Ann Arbor's dilemma: Spend money on public art or help the needy?
In these tough economic times, should Ann Arbor continue to spend hundreds of thousands of dollars on public art while some city residents are struggling to find food and shelter?
"I'm wrestling with it," said City Council Member Christopher Taylor, D-3rd Ward. "The juxtaposition of a proposed material spend on art in these difficult times raises questions in the community as to whether this is a proper allocation of our resources."
Taylor sought feedback on the city's dilemma in an e-mail sent out to his constituents Monday night.
"Should Ann Arbor spend money that it has been saving in its Public Art Fund on public art, or should it spend that money instead on human services?" he asked
Taylor said he's gotten close to 100 responses so far, and a majority of them are pro-art.
The City Council passed a public art ordinance in 2007 that ensures 1 percent of monies budgeted for city developments and some other infrastructure projects be set aside to fund public art projects. By the end of this fiscal year, the Art Fund will have accumulated about $1.5 million.
The Ann Arbor Public Art Commission has recommended the City Council allocate $850,000 of that money toward an integrated water-based art installation in the lobby and courtyard of the new police-courts building on Huron and Fifth Avenue. That proposal is scheduled to come before the City Council on Dec. 7.
Taylor said some people have suggested instead of spending the money on art, the City Council ought to amend the public art ordinance and spend the money this winter on human services such as food and shelter for the homeless.
"A supporter of this position might argue simply that in desperate times such as these, it is irresponsible to fund art when people are suffering," Taylor wrote in his e-mail. "If we amend the public art ordinance to reallocate the art monies to human services, we will be able to provide comfort and security to scores, if not hundreds, of persons during the dead of winter in bleak economic times."
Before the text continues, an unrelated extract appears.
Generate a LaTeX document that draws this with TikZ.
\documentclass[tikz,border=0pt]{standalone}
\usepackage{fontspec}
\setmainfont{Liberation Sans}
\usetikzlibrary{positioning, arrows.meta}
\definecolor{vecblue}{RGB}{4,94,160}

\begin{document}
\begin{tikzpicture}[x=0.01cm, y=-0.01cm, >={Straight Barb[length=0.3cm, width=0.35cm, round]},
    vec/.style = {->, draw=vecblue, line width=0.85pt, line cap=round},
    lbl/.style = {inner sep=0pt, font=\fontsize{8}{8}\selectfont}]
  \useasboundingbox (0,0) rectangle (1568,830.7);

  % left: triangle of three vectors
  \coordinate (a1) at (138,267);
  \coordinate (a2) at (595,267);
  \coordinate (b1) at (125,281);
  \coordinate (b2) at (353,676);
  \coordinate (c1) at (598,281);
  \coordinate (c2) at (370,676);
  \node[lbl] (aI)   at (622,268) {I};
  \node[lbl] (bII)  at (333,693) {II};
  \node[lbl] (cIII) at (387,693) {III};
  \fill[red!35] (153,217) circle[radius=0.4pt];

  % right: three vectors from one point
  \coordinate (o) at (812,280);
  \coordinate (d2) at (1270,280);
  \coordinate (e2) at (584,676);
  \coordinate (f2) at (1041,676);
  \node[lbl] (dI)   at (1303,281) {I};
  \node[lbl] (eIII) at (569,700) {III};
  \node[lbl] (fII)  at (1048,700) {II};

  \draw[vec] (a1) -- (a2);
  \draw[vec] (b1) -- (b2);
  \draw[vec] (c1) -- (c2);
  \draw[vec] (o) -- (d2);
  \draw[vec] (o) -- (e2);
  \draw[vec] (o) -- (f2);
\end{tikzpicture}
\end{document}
Mayor John Hieftje said today he's aware the issue is being discussed, but said it's not yet clear whether the City Council would be able to raid the Art Fund even if it wanted to. Even if it could take action to end the public art program, he said, each dollar most likely would have to return from the fund it came from, and only a small portion comes from the city's general fund.
"Government money is in all these buckets, and some of the buckets are locked up," Hieftje said. "It's not cut and dried."
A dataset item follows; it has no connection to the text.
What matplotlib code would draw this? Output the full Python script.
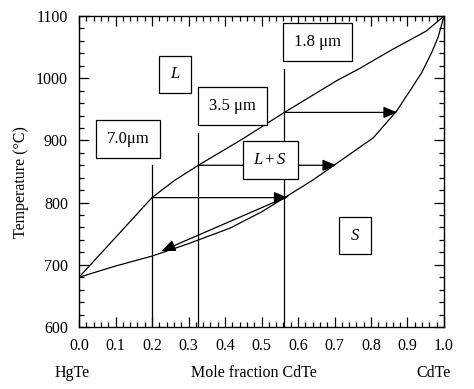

In the current fiscal year, Taylor said, Ann Arbor will spend $1.27 million general fund dollars on human services in the areas of housing stability, health and well-being, economic stability, and youth success. Ann Arbor's total general fund budget is about $85 million, which includes police, fire, parks and other funds.
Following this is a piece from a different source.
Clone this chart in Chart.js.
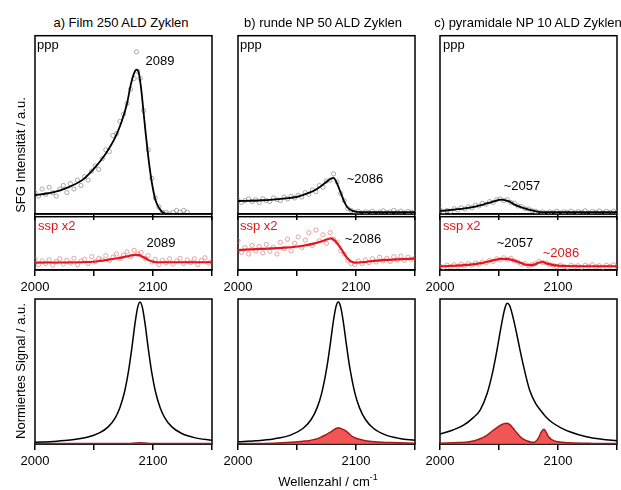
<!DOCTYPE html>
<html>
<head>
<meta charset="utf-8">
<script src="https://cdn.jsdelivr.net/npm/chart.js@4.4.0/dist/chart.umd.min.js"></script>
<style>
  body { margin: 0; background: #fff; }
  #wrap { position: relative; width: 621px; height: 490px; overflow: hidden;
          font-family: "Liberation Sans", Arial, sans-serif; font-size: 13px; color: #000; }
  canvas { position: absolute; }
  .lbl { position: absolute; white-space: nowrap; line-height: 1; transform: translate(-50%, -50%); }
  .lbl.left { transform: translate(0, -50%); }
  .lbl.rot { transform: translate(-50%, -50%) rotate(-90deg); }
  .red { color: #e3161b; }
  sup { font-size: 9px; line-height: 0; }
</style>
</head>
<body>
<div id="wrap"></div>
<script>
// x range and labelled ticks (cm-1)
const xMin = 2000;
const xMax = 2150;
const tickLabels = [2000, 2100];

const panelTitles = ["a) Film 250 ALD Zyklen", "b) runde NP 50 ALD Zyklen", "c) pyramidale NP 10 ALD Zyklen"];

// common scan grid for the measured points
const scanX = [2000,2003,2006,2009,2012,2015,2018,2021,2024,2027,2030,2033,2036,2039,2042,2045,2048,2051,2054,2057,
  2060,2063,2066,2069,2072,2075,2078,2081,2084,2087,2090,2093,2096,2099,2102,2105,2108,2111,2114,2117,
  2120,2123,2126,2129,2132,2135,2138,2141,2144,2147,2150];

// a) Film 250 ALD - ppp
const filmPppX = [2000,2003,2006,2009,2012,2015,2018,2021,2024,2027,2030,2033,2036,2039,2042,2045,2048,2051,2054,2057,
  2060,2063,2066,2069,2072,2075,2078,2081,2084,2086,2087,2089,2092,2096,2099,2102,2105,2108,2111,2114,2117,2120,2123,2126,2129];
const filmPppY = [0.12,0.10,0.14,0.11,0.15,0.12,0.10,0.14,0.16,0.12,0.17,0.14,0.19,0.16,0.21,0.19,0.24,0.27,0.25,0.31,
  0.36,0.35,0.44,0.45,0.52,0.56,0.62,0.70,0.76,0.91,0.80,0.76,0.58,0.36,0.20,0.09,0.04,0.01,0.01,0.0,0.01,0.02,0.01,0.02,0.01];
const filmPppFitX = [2000,2010,2020,2030,2040,2050,2058,2063,2068,2073,2078,2081,2084,2086,2088,2090,2092,2094,2096,2098,2100,2102,2105,2108,2111,2118,2150];
const filmPppFitY = [0.105,0.115,0.13,0.155,0.19,0.255,0.32,0.37,0.43,0.51,0.62,0.72,0.79,0.81,0.79,0.70,0.57,0.44,0.32,0.22,0.14,0.08,0.035,0.01,0.002,0,0];
// a) ssp
const filmSspY = [0.20,0.10,0.17,0.12,0.19,0.09,0.16,0.21,0.11,0.18,0.13,0.22,0.10,0.17,0.20,0.12,0.25,0.16,0.22,0.19,
  0.27,0.18,0.24,0.30,0.21,0.28,0.34,0.25,0.37,0.30,0.33,0.22,0.27,0.15,0.20,0.10,0.18,0.13,0.21,0.11,
  0.17,0.22,0.12,0.19,0.14,0.21,0.10,0.18,0.23,0.13,0.17];
const filmSspFitX = [2000,2040,2050,2060,2070,2078,2085,2088,2092,2096,2100,2105,2150];
const filmSspFitY = [0.14,0.145,0.155,0.185,0.22,0.255,0.285,0.28,0.24,0.19,0.155,0.145,0.145];

// b) runde NP 50 ALD - ppp
const roundPppY = [0.08,0.065,0.075,0.085,0.07,0.08,0.065,0.085,0.075,0.07,0.09,0.08,0.075,0.095,0.085,0.10,0.09,0.105,0.095,0.12,
  0.11,0.135,0.125,0.16,0.15,0.185,0.19,0.225,0.18,0.115,0.075,0.03,0.02,0.01,0.015,0.005,0.012,0.008,0.015,0.005,
  0.01,0.018,0.008,0.012,0.02,0.01,0.016,0.006,0.014,0.01,0.008];
const roundPppFitX = [2000,2020,2040,2050,2060,2065,2070,2074,2078,2081,2084,2087,2090,2093,2097,2105,2150];
const roundPppFitY = [0.073,0.077,0.088,0.096,0.118,0.133,0.155,0.175,0.195,0.203,0.17,0.12,0.07,0.035,0.018,0.01,0.01];
// b) ssp
const roundSspY = [0.55,0.33,0.42,0.30,0.46,0.36,0.44,0.32,0.48,0.35,0.43,0.30,0.52,0.40,0.58,0.36,0.50,0.62,0.42,0.56,
  0.70,0.46,0.75,0.55,0.66,0.50,0.70,0.58,0.52,0.36,0.30,0.18,0.12,0.10,0.17,0.12,0.19,0.14,0.21,0.15,
  0.24,0.17,0.22,0.16,0.25,0.19,0.26,0.18,0.24,0.20,0.23];
const roundSspFitX = [2000,2020,2040,2055,2065,2072,2079,2083,2087,2091,2095,2099,2105,2115,2125,2140,2150];
const roundSspFitY = [0.375,0.395,0.42,0.455,0.50,0.545,0.595,0.53,0.41,0.27,0.17,0.14,0.145,0.17,0.19,0.205,0.215];

// c) pyramidale NP 10 ALD - ppp
const pyrPppY = [0.025,0.012,0.02,0.015,0.03,0.022,0.035,0.028,0.04,0.035,0.05,0.045,0.06,0.055,0.07,0.065,0.08,0.085,0.075,0.08,
  0.065,0.06,0.045,0.042,0.03,0.028,0.018,0.015,0.008,0.012,0.005,0.012,0.008,0.015,0.006,0.012,0.009,0.016,0.007,0.013,
  0.01,0.018,0.006,0.014,0.01,0.017,0.008,0.015,0.009,0.016,0.011];
const pyrPppFitX = [2000,2021,2035,2045,2052,2058,2064,2071,2078,2086,2150];
const pyrPppFitY = [0.017,0.031,0.05,0.07,0.081,0.072,0.05,0.033,0.02,0.01,0.01];
// c) ssp
const pyrSspY = [0.08,0.05,0.09,0.06,0.10,0.07,0.11,0.08,0.12,0.09,0.13,0.11,0.15,0.13,0.18,0.16,0.21,0.19,0.23,0.20,
  0.22,0.17,0.15,0.11,0.12,0.08,0.10,0.12,0.16,0.14,0.13,0.10,0.09,0.06,0.09,0.07,0.05,0.09,0.06,0.08,
  0.05,0.09,0.07,0.10,0.06,0.08,0.05,0.09,0.07,0.10,0.06];
const pyrSspFitX = [2000,2021,2035,2045,2052,2058,2064,2070,2076,2080,2084,2087,2091,2096,2105,2150];
const pyrSspFitY = [0.07,0.09,0.13,0.18,0.21,0.205,0.17,0.12,0.09,0.10,0.14,0.15,0.12,0.09,0.075,0.07];

// normalised spectra (black = ppp, red = ssp)
const filmNormX = [2000,2015,2030,2045,2055,2062,2068,2072,2076,2079,2082,2085,2087,2089,2091,2093,2096,2099,2102,2106,2110,2116,2124,2135,2150];
const filmNormY = [0.012,0.018,0.027,0.048,0.078,0.118,0.181,0.252,0.364,0.49,0.658,0.845,0.942,0.98,0.942,0.845,0.658,0.49,0.364,0.252,0.181,0.118,0.074,0.044,0.026];
const filmNormSspX = [2000,2080,2085,2089,2093,2098,2150];
const filmNormSspY = [0.003,0.003,0.007,0.009,0.007,0.003,0.003];

const roundNormX = [2000,2015,2030,2045,2055,2062,2067,2071,2075,2078,2081,2083,2085,2087,2089,2092,2095,2099,2103,2108,2115,2125,2137,2150];
const roundNormY = [0.015,0.022,0.035,0.063,0.107,0.169,0.249,0.353,0.514,0.678,0.856,0.946,0.98,0.946,0.856,0.678,0.514,0.353,0.249,0.169,0.107,0.063,0.038,0.025];
const roundNormSspX = [2000,2030,2045,2055,2060,2065,2068,2071,2074,2078,2081,2083,2085,2087,2089,2091,2094,2096,2099,2102,2108,2116,2130,2150];
const roundNormSspY = [0.003,0.006,0.012,0.019,0.023,0.032,0.039,0.05,0.062,0.08,0.097,0.107,0.112,0.108,0.101,0.092,0.072,0.057,0.044,0.034,0.023,0.016,0.01,0.006];

const pyrNormX = [2000,2011,2020,2028,2034,2040,2045,2049,2052,2055,2057,2059,2062,2065,2068,2071,2076,2081,2085,2090,2096,2103,2110,2124,2137,2150];
const pyrNormY = [0.069,0.097,0.13,0.18,0.234,0.35,0.51,0.68,0.82,0.936,0.97,0.955,0.87,0.76,0.64,0.53,0.37,0.28,0.234,0.185,0.143,0.11,0.085,0.05,0.033,0.023];
const pyrNormSspX = [2000,2015,2025,2033,2040,2044,2048,2052,2056,2059,2062,2065,2068,2071,2074,2077,2080,2082,2084,2086,2088,2090,2092,2095,2100,2110,2130,2150];
const pyrNormSspY = [0.005,0.01,0.016,0.033,0.062,0.088,0.112,0.133,0.143,0.135,0.108,0.078,0.05,0.032,0.021,0.014,0.012,0.025,0.05,0.085,0.101,0.08,0.05,0.028,0.015,0.008,0.004,0.003];

const FONT = '"Liberation Sans", Arial, sans-serif';
const wrap = document.getElementById("wrap");

// panel boxes in page pixels
const cols = [{ l: 35, r: 212 }, { l: 238, r: 415 }, { l: 440, r: 617 }];
const rows = {
  ppp: { t: 33, b: 214, axis: 8, labels: false },
  ssp: { t: 214, b: 270, axis: 26, labels: true },
  norm: { t: 299, b: 444, axis: 26, labels: true },
};

function pts(xs, ys) {
  return xs.map((x, i) => ({ x: x, y: ys[i] }));
}

function fitLine(xs, ys, color, width) {
  return { data: pts(xs, ys), borderColor: color, borderWidth: width, pointRadius: 0,
    cubicInterpolationMode: "monotone", fill: false };
}

function scatter(xs, ys, color) {
  return { data: pts(xs, ys), showLine: false, pointRadius: 2.1, pointBorderWidth: 0.7,
    pointBorderColor: color, pointBackgroundColor: "rgba(0,0,0,0)", borderColor: color };
}

function filled(xs, ys) {
  return { data: pts(xs, ys), borderColor: "#a81818", borderWidth: 1.5, pointRadius: 0,
    backgroundColor: "rgba(240,72,72,0.92)", fill: "origin", cubicInterpolationMode: "monotone" };
}

// box frame around each panel, drawn under the data
const framePlugin = {
  id: "frame",
  beforeDatasetsDraw(chart) {
    const a = chart.chartArea;
    const ctx = chart.ctx;
    ctx.save();
    ctx.strokeStyle = "#000";
    ctx.lineWidth = 1.5;
    ctx.strokeRect(a.left, a.top, a.right - a.left, a.bottom - a.top);
    ctx.restore();
  },
};

function addChart(col, row, datasets) {
  const pad = 22;
  const w = col.r - col.l + 2 * pad;
  const h = row.b - row.t + 2 + row.axis;
  const c = document.createElement("canvas");
  c.width = w;
  c.height = h;
  c.style.left = col.l - pad + "px";
  c.style.top = row.t - 2 + "px";
  c.style.width = w + "px";
  c.style.height = h + "px";
  wrap.appendChild(c);
  new Chart(c, {
    type: "line",
    data: { datasets: datasets },
    options: {
      responsive: false,
      animation: false,
      devicePixelRatio: 1,
      layout: { padding: { left: pad, right: pad, top: 2, bottom: 0 } },
      plugins: { legend: { display: false }, tooltip: { enabled: false } },
      scales: {
        x: {
          type: "linear", min: xMin, max: xMax,
          afterFit: (s) => { s.height = row.axis; },
          grid: { drawOnChartArea: false, drawTicks: true, tickLength: 6, color: "#000", lineWidth: 1.5 },
          border: { display: true, color: "#000", width: 1.5 },
          ticks: {
            display: row.labels, stepSize: 50, autoSkip: false, maxRotation: 0, padding: 4,
            color: "#000", font: { family: FONT, size: 13 },
            callback: (v) => (tickLabels.includes(v) ? String(v) : ""),
          },
        },
        y: { display: false, min: 0, max: 1 },
      },
    },
    plugins: [framePlugin],
  });
}

const PPP_DOT = "#858585";
const SSP_DOT = "#e07c7c";
const SSP_LINE = "#e3161b";

// a)
addChart(cols[0], rows.ppp, [fitLine(filmPppFitX, filmPppFitY, "#000", 1.8), scatter(filmPppX, filmPppY, PPP_DOT)]);
addChart(cols[0], rows.ssp, [fitLine(filmSspFitX, filmSspFitY, SSP_LINE, 2.2), scatter(scanX, filmSspY, SSP_DOT)]);
addChart(cols[0], rows.norm, [fitLine(filmNormX, filmNormY, "#000", 1.5), filled(filmNormSspX, filmNormSspY)]);
// b)
addChart(cols[1], rows.ppp, [fitLine(roundPppFitX, roundPppFitY, "#000", 1.8), scatter(scanX, roundPppY, PPP_DOT)]);
addChart(cols[1], rows.ssp, [fitLine(roundSspFitX, roundSspFitY, SSP_LINE, 2.2), scatter(scanX, roundSspY, SSP_DOT)]);
addChart(cols[1], rows.norm, [fitLine(roundNormX, roundNormY, "#000", 1.5), filled(roundNormSspX, roundNormSspY)]);
// c)
addChart(cols[2], rows.ppp, [fitLine(pyrPppFitX, pyrPppFitY, "#000", 1.8), scatter(scanX, pyrPppY, PPP_DOT)]);
addChart(cols[2], rows.ssp, [fitLine(pyrSspFitX, pyrSspFitY, SSP_LINE, 2.2), scatter(scanX, pyrSspY, SSP_DOT)]);
addChart(cols[2], rows.norm, [fitLine(pyrNormX, pyrNormY, "#000", 1.5), filled(pyrNormSspX, pyrNormSspY)]);

// text
function addText(html, x, y, cls) {
  const d = document.createElement("div");
  d.className = "lbl " + (cls || "");
  d.innerHTML = html;
  d.style.left = x + "px";
  d.style.top = y + "px";
  wrap.appendChild(d);
}

addText(panelTitles[0], 121, 22);
addText(panelTitles[1], 323, 22);
addText(panelTitles[2], 528, 22);

addText("SFG Intensität / a.u.", 20, 155, "rot");
addText("Normiertes Signal / a.u.", 20, 371, "rot");
addText("Wellenzahl / cm<sup>-1</sup>", 328, 481);

addText("ppp", 37, 44, "left");
addText("ppp", 240, 44, "left");
addText("ppp", 443, 44, "left");
addText("ssp x2", 38, 225, "left red");
addText("ssp x2", 240, 225, "left red");
addText("ssp x2", 443, 225, "left red");

addText("2089", 160, 60);
addText("2089", 161, 242);
addText("~2086", 365, 178);
addText("~2086", 363, 238);
addText("~2057", 522, 185);
addText("~2057", 515, 242);
addText("~2086", 561, 252, "red");
</script>
</body>
</html>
Just last week, the City Council approved spending an additional $159,000 from the Ann Arbor Housing Trust Fund to expand warm-bed shelters at the Delonis Center and through the Interfaith Hospitality Network this winter. In addition, the county will spend another $850,000 this year on human services.
Totaled, Taylor said, the amount spent on human services by the city and county this year will be about $2.28 million.
Taylor said if the city decides to raid the Art Fund to spend more money on human services, opponents might ask, "Should we sell parkland to pay for another homeless shelter? Should we cut the hundreds of thousands of dollars a year we spend to mow park grass to feed the hungry? Should we eliminate leaf pickup in favor of foreclosure prevention?"